I have mentioned that in the first pr https://github.com/apache/airflow/pull/23618#discussion_r869096030 I think it adds some complexity that's not worth as this bugs doesn't occur so often

schattian avatar Jun 16 '22 08:06 schattian

one is I think you need to kill the logging process when on_kill is called.

Sorry, i dont think i understand what's the point here

in operators, if we kill the task (e.g. from UI) shouldn't we also kill the logging subprocess? if we don't do that, will it continue running e.g. on celery worker?

dstandish avatar Jun 16 '22 15:06 dstandish

in operators, if we kill the task (e.g. from UI) shouldn't we also kill the logging subprocess? if we don't do that, will it continue running e.g. on celery worker?

Ah, okay, let me check it. I will push the above mentioned changes (make new funcs private)
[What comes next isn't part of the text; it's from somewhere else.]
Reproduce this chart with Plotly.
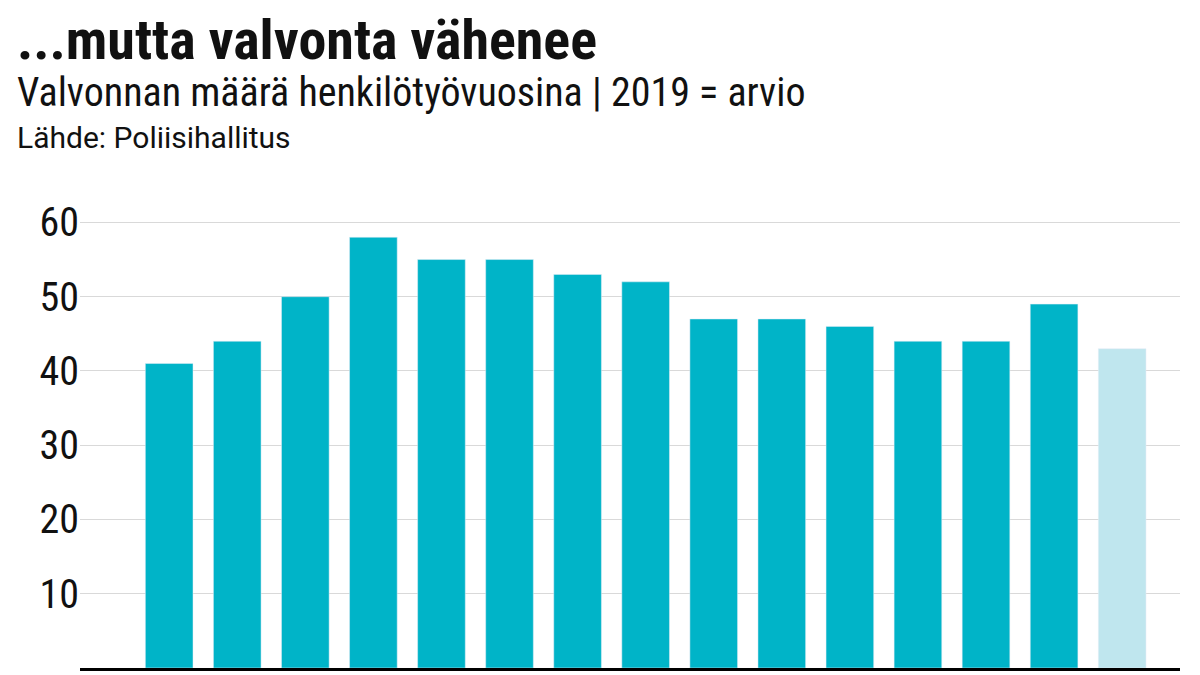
import plotly.graph_objs as go

years = [str(y) for y in range(2005, 2020)]
values = [41, 44, 50, 58, 55, 55, 53, 52, 47, 47, 46, 44, 44, 49, 43]
colors = ['#00b4c8'] * 14 + ['#bfe6ee']

fig = go.Figure(go.Bar(x=list(range(len(years))), y=values, marker_color=colors,
                       width=0.7, hovertext=years))

cond = 'Roboto Condensed, Roboto, sans-serif'
fig.update_layout(
    width=1200, height=675, plot_bgcolor='white', paper_bgcolor='white',
    margin=dict(l=72, r=28, t=207, b=15),
    showlegend=False,
    xaxis=dict(range=[-1.31, 14.85], showticklabels=False, showgrid=False,
               showline=True, linecolor='black', linewidth=3, zeroline=False),
    yaxis=dict(range=[0, 61], tickvals=[0, 10, 20, 30, 40, 50, 60],
               gridcolor='#d9d9d9', zeroline=False, ticks='',
               tickfont=dict(family=cond, size=40, color='#111')),
)
ann = [
    ('<b>...mutta valvonta vähenee</b>', 1.386, 56, cond),
    ('Valvonnan määrä henkilötyövuosina | 2019 = arvio', 1.2715, 40, cond),
    ('Lähde: Poliisihallitus', 1.17, 30, 'Roboto, sans-serif'),
]
for t, y, s, f in ann:
    fig.add_annotation(text=t, xref='paper', yref='paper', x=-0.059, y=y,
                       xanchor='left', yanchor='middle', showarrow=False,
                       font=dict(family=f, size=s, color='#111'))

fig.write_html("out.html")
schattian avatar Jun 20 '22 13:06 schattian

@dstandish i've forgot, but what happens in such case (and same for whenever the pod is deleted for some other external issue that could cause, for example, pod not found) is that the kubectl stream api returns immediately, so this is not an issue (see eg cncf kube pod operator on_kill def).

I've just made the functions private

schattian avatar Jun 20 '22 20:06 schattian

hm, are calls to method wrapped by a private function mocked? I dont see any other way the tests can timeout with the new changes. They are not flaky, only fail consistently after the addition

schattian avatar Jun 21 '22 08:06 schattian

@schattian ALWAYS rebase your changes when you attempt to see if the tests are passing. This way you avoid wasting your and committers time on trying to solve problems that are Likely already solved.
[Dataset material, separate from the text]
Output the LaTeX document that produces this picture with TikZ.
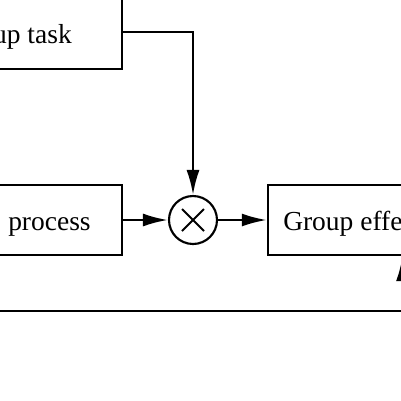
\documentclass[tikz,border=0pt]{standalone}
\usepackage{fontspec}
\setmainfont{Liberation Serif}
\usetikzlibrary{arrows.meta}
\begin{document}
\begin{tikzpicture}[x=0.75pt,y=-0.75pt,
  box/.style={draw, line width=1.8pt, inner sep=0pt, rectangle},
  lbl/.style={inner sep=0pt, font=\fontsize{20.6pt}{24pt}\selectfont},
  conn/.style={line width=1.8pt, -{Latex[length=18.75pt,width=9.75pt]}},
  plain/.style={line width=1.8pt}]
\useasboundingbox (0,0) rectangle (401,401);
\node[box, minimum width=136.5pt, minimum height=66.75pt] (top) at (31,24.5) {};
\node[box, minimum width=136.5pt, minimum height=52.5pt] (proc) at (31,220) {};
\node[box, minimum width=204pt, minimum height=52.5pt] (grp) at (404,220) {};
\node[draw, circle, line width=1.6pt, minimum size=36pt, inner sep=0pt] (x) at (193,220) {};
\draw[line width=1.4pt] (182,209) -- (204,231) (182,231) -- (204,209);
\node[lbl, anchor=base east] (t1) at (72,43.5) {up task};
\node[lbl, anchor=base west] (t2) at (8,230) {process};
\node[lbl, anchor=base west] (t3) at (283,230) {Group effe};
\draw[conn] (top.east |- 0,32) -| (x.north);
\draw[conn] (proc.east) -- (x.west);
\draw[conn] (x.east) -- (grp.west);
\coordinate (bl) at (-10,311);
\coordinate (br) at (500,311);
\draw[plain] (bl) -- (br);
\coordinate (fb) at (402.5,311);
\draw[conn] (fb) -- (fb |- grp.south);
\end{tikzpicture}
\end{document}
You are 102 commits behind. Things ARE not going to work.

image

potiuk avatar Jun 21 '22 09:06 potiuk

@potiuk uhm i dont see how it helps. the ci code was the same as before except the new additions, and tests fail for those.

I've updated it btw, lets see

schattian avatar Jun 21 '22 09:06 schattian

@potiuk uhm i dont see how it helps. the ci code was the same as before except the new additions, and tests fail for those.
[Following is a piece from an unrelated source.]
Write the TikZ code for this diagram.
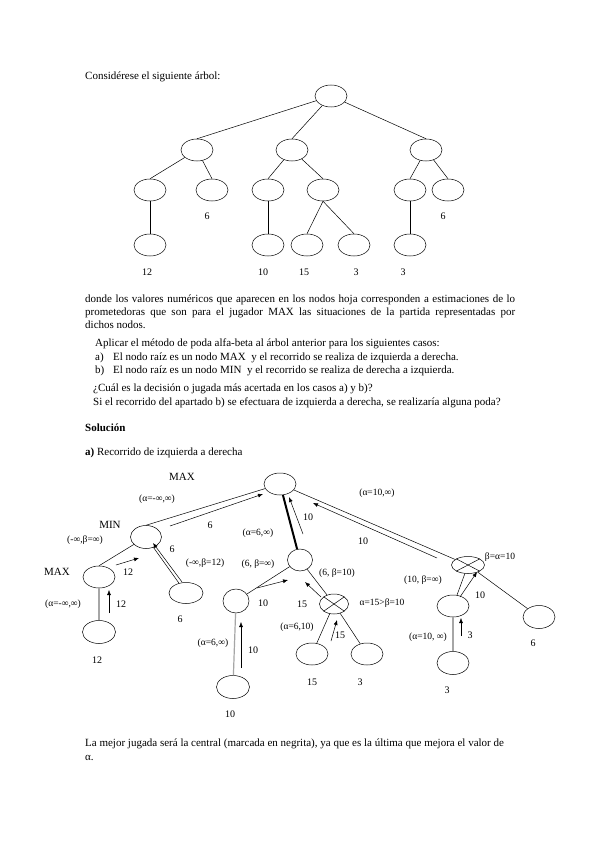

I've updated it btw, lets see

I think this is pretty obvious - if there was an issue with some tests at the moment you branched off no matter how hard you try it will stay there if you don't rebase - if it was fixed in one of the 102 commits you will get it fixed. Why do you think it would work otherwise?

potiuk avatar Jun 21 '22 11:06 potiuk

Now - it seem you do have a real issue - lilely introduced by your changes:

You need to (as usual) start breeze in your version (build image) - reproduce it by running tests in the same environment as in CI and fix.

potiuk avatar Jun 21 '22 11:06 potiuk

I think this is pretty obvious - if there was an issue with some tests at the moment you branched off no matter how hard you try it will stay there if you don't rebase - if it was fixed in one of the 102 commits you will get it fixed.

BTW. It's not guaranteed to work. It just removes one of the potential failure reasons out of the possible issues.

potiuk avatar Jun 21 '22 11:06 potiuk

yeah thats what i was thinking, added by making the functions private. What i think happens is that the methods that are looking to be mocked are inside a private function. I dont see how to change that behaviour other than making the functions non-private again.

schattian avatar Jun 21 '22 11:06 schattian

yeah thats what i was thinking, added by making the functions private. What i think happens is that the methods that are looking to be mocked are inside a private function. I dont see how to change that behaviour other than making the functions non-private again

wellp sorry yeah if they can't be private they can't be private. i just want to minimize surface area of promises we are making. when we have "public" methods we can't change them without deprecation.

re

@dstandish i've forgot, but what happens in such case (and same for whenever the pod is deleted for some other external issue that could cause, for example, pod not found) is that the kubectl stream api returns immediately, so this is not an issue (see eg cncf kube pod operator on_kill def).

can you clarify... when what happens?

dstandish avatar Jun 21 '22 17:06 dstandish

can you clarify... when what happens?

The function consuming the logs (the process) will return immediately so it'll terminate.

That's because the stream api will return.